Stringent social distancing measures introduced from late March resulted in business capital being unused or under-used for productive activities. This varied across industry, with more pronounced impacts on customer-facing industries such as Accommodation and food services and Transport, postal and warehousing.

Capital services flows are not directly observable, and are estimated using productive capital stock. Underpinning capital services measurement is the assumption that capital utilisation remains constant. The ABS reviewed this assumption as part of article Variations in the Utilisation of Productivity Inputs.

Labour Productivity

Growth in labour productivity has been recognised as the key driver for improvements in living standards.
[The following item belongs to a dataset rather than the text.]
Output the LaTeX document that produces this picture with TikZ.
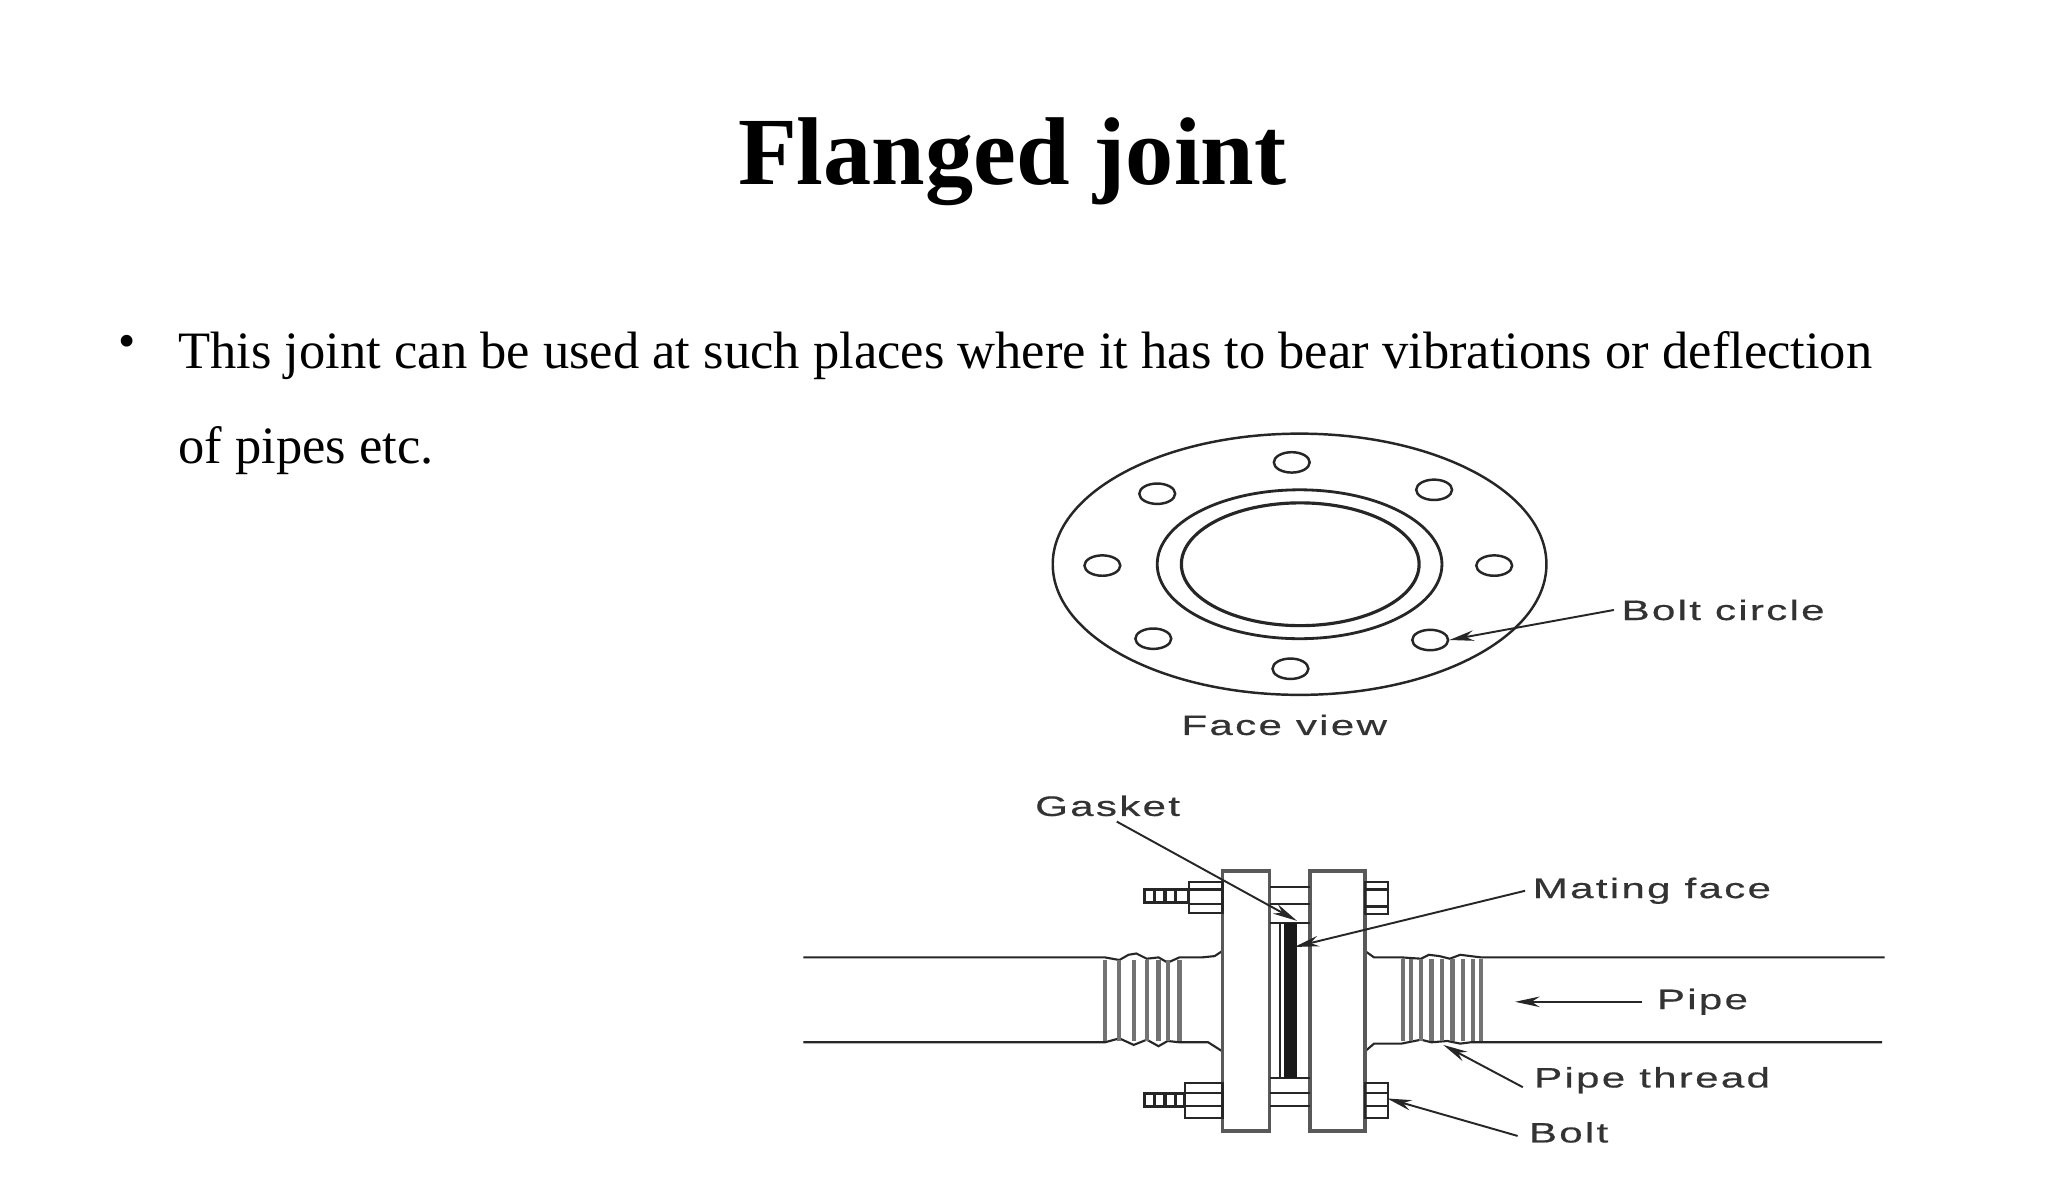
\documentclass[tikz,border=0pt]{standalone}
\usepackage{fontspec}
\setmainfont{Liberation Serif}
\newfontfamily\partfont[FakeStretch=1.5,LetterSpace=8,FakeBold=0.5]{Liberation Sans}
\usetikzlibrary{arrows.meta,shapes.geometric}
\begin{document}
\begin{tikzpicture}[x=0.013061cm,y=-0.013061cm]
  \tikzstyle{every node}=[inner sep=0pt]
  \tikzstyle{part}=[font=\partfont\fontsize{8}{9}\selectfont,text=black!80,anchor=west]
  \tikzstyle{hole}=[ellipse,draw=black!85,line width=0.7pt,minimum width=10.2pt,minimum height=5.8pt]
  \tikzstyle{line}=[draw=black!85,line width=0.6pt]
  \tikzstyle{band}=[draw=black!55,line width=1.2pt]
  \tikzstyle{leader}=[draw=black!85,line width=0.55pt,-{Stealth[length=7pt,width=3pt]}]
  \useasboundingbox[fill=white] (0,0) rectangle (1568,905);
  \node (title) at (775,124) {\fontsize{27.4}{32}\selectfont\bfseries Flanged joint};
  \node (bullet) at (97,265) {\fontsize{14}{16}\selectfont\textbullet};
  \node[anchor=west] (line1) at (136,272) {\fontsize{14.95}{16}\selectfont This joint can be used at such places where it has to bear vibrations or deflection};
  \node[anchor=west] (line2) at (136,345) {\fontsize{14.95}{16}\selectfont of pipes etc.};
  % face view
  \draw[line,line width=0.7pt] (995,432) ellipse [x radius=189,y radius=100];
  \draw[line,line width=0.8pt] (995,432) ellipse [x radius=109,y radius=57];
  \draw[line,line width=0.9pt] (995.5,432) ellipse [x radius=91,y radius=47];
  \foreach \name/\x/\y in {a/989/354,b/1098/375,c/1144/433,d/1095/490,e/988/512,f/883/489,g/844/433,h/886/378}
    \node[hole] (hole\name) at (\x,\y) {};
  \node[part] (circlelabel) at (1241,467) {Bolt circle};
  \node[part] (facelabel) at (904,555) {Face view};
  \draw[leader] ([xshift=-2pt]circlelabel.west) -- (holed.east);
  % pipes and threads
  \draw[line] (615,733) -- (846,733) -- (857,735) -- (864,731) -- (870,730) -- (878,734) -- (887,733) -- (894,737) -- (903,733) -- (920,733) -- (930,732) -- (936,728);
  \draw[line] (615,798) -- (846,798) -- (857,795) -- (868,800) -- (878,796) -- (887,801) -- (894,797) -- (903,798) -- (925,798) -- (936,805);
  \draw[line] (1045,728) -- (1052,733) -- (1073,733) -- (1088,734) -- (1094,731) -- (1102,732) -- (1110,734) -- (1118,731) -- (1126,732) -- (1134,733) -- (1443,733);
  \draw[line] (1045,805) -- (1052,799) -- (1073,799) -- (1088,796) -- (1096,798) -- (1108,797) -- (1118,799) -- (1126,798) -- (1134,798) -- (1441,798);
  \foreach \x in {846,857,868,878,887,894,903}
    \draw[band] (\x,735) -- (\x,797);
  \foreach \x in {1074,1080,1088,1096,1104,1112,1120,1128,1134}
    \draw[band] (\x,734) -- (\x,797);
  % flanges and gasket
  \draw[line,draw=black!65,line width=1pt,fill=white] (936,667) rectangle (972,866);
  \draw[line,draw=black!65,line width=1pt,fill=white] (1003,667) rectangle (1045,866);
  \draw[line] (972,707) -- (1003,707) (972,825) -- (1003,825);
  \draw[line] (980,707) -- (980,825);
  \fill[black!90] (983,707) rectangle (993,825);
  % bolts
  \draw[line] (910,675) rectangle (936,699) (910,681) -- (936,681) (910,692) -- (936,692);
  \draw[line,line width=0.9pt] (876,681) rectangle (910,691) (884,681) -- (884,691) (892,681) -- (892,691) (900,681) -- (900,691);
  \draw[line] (907,829) rectangle (936,856) (907,837) -- (936,837) (907,847) -- (936,847);
  \draw[line,line width=0.9pt] (876,837) rectangle (907,847) (884,837) -- (884,847) (892,837) -- (892,847) (900,837) -- (900,847);
  \draw[line] (972,679) -- (1003,679) (972,692) -- (1003,692);
  \draw[line] (972,837) -- (1003,837) (972,847) -- (1003,847);
  \draw[line] (1045,675) rectangle (1063,700) (1045,681) -- (1063,681) (1045,694) -- (1063,694);
  \draw[line] (1045,829) rectangle (1063,856) (1045,837) -- (1063,837) (1045,847) -- (1063,847);
  % labels
  \node[part] (gasketlabel) at (792,617) {Gasket};
  \node[part] (matinglabel) at (1173,682) {Mating face};
  \node[part] (pipelabel) at (1268,767) {Pipe};
  \node[part] (threadlabel) at (1174,827) {Pipe thread};
  \node[part] (boltlabel) at (1170,867) {Bolt};
  \coordinate (gasketstart) at (855,629);
  \coordinate (gasketend) at (993,705);
  \coordinate (matingend) at (991,725);
  \coordinate (pipeend) at (1160,767);
  \coordinate (threadend) at (1105,800);
  \coordinate (boltend) at (1062,841);
  \draw[leader] (gasketstart) -- (gasketend);
  \draw[leader] ([xshift=-2pt]matinglabel.west) -- (matingend);
  \draw[leader] ([xshift=-4pt]pipelabel.west) -- (pipeend);
  \draw[leader] ([xshift=-3pt,yshift=-2pt]threadlabel.west) -- (threadend);
  \draw[leader] ([xshift=-3pt,yshift=-1pt]boltlabel.west) -- (boltend);
\end{tikzpicture}
\end{document}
Two contributions to labour productivity growth are growth in capital services per hour worked (capital deepening) and multifactor productivity growth.

Stringent social distancing and lockdown measures introduced from late March 2020, resulted in reduced business activity and temporary business closures. These had significant impacts on drivers of labour productivity growth. In particular, the capital deepening component is likely to be overstated which may impact the accuracy of the labour productivity measure.

At the aggregate level, labour productivity of the market sector reflects not only the industry productivity performance but the changes in allocation of labour input. For 2019-20 labour productivity rose 0.6%, boosted as less productive industries saw the largest falls in hours worked due to stricter containment measures. This is a relative reallocation toward higher productive industries that either did not fall or fell less, and will have a larger share of hours worked than in previous years.

Multifactor productivity

Multifactor productivity (MFP) shows how labour and capital inputs are used to generate GVA and are interpreted as an indicator of economic performance of the economy. MFP fell 0.7% in 2019-20. Government response to COVID-19 had an impact on economic efficiency as containment measures impacted business activity.

The size of the economic shocks experienced during the pandemic introduces measurement challenges, especially at the industry level. In the short run, this may cause a departure of MFP from its conceptual definition.


Productivity is measured residually and has historically been difficult to interpret, especially in the most recent periods. This is because productivity measures include a number of drivers including technical change, scale and cyclical effects which are difficult to separately identify. The COVID-19 pandemic has compounded this issue, as it has had varying impacts on productivity estimates for 2019-20. Care should be taken when interpreting year to year productivity growth for the market sector and by industry. Users are encouraged to continue viewing productivity growth through growth cycles (for more information, see Experimental Estimates of Industry value added growth cycles).


[1] While GVA is used to compile the headline productivity, the ABS also publishes gross output based productivity measures up to 2018-19.

[2] JobKeeper payments have been recorded as “other subsidies on production” from the government to employers. An increase in “other subsidies on production” will reduce GVA. When employers pass JobKeeper payments to employees they are recorded as wages and salaries (compensation of employees) which increases GVA by the same offsetting amount. Timing and other reporting issues may also mean this does not hold perfectly however. Any indirect impacts on firm behaviour and hence output and GVA are also unclear.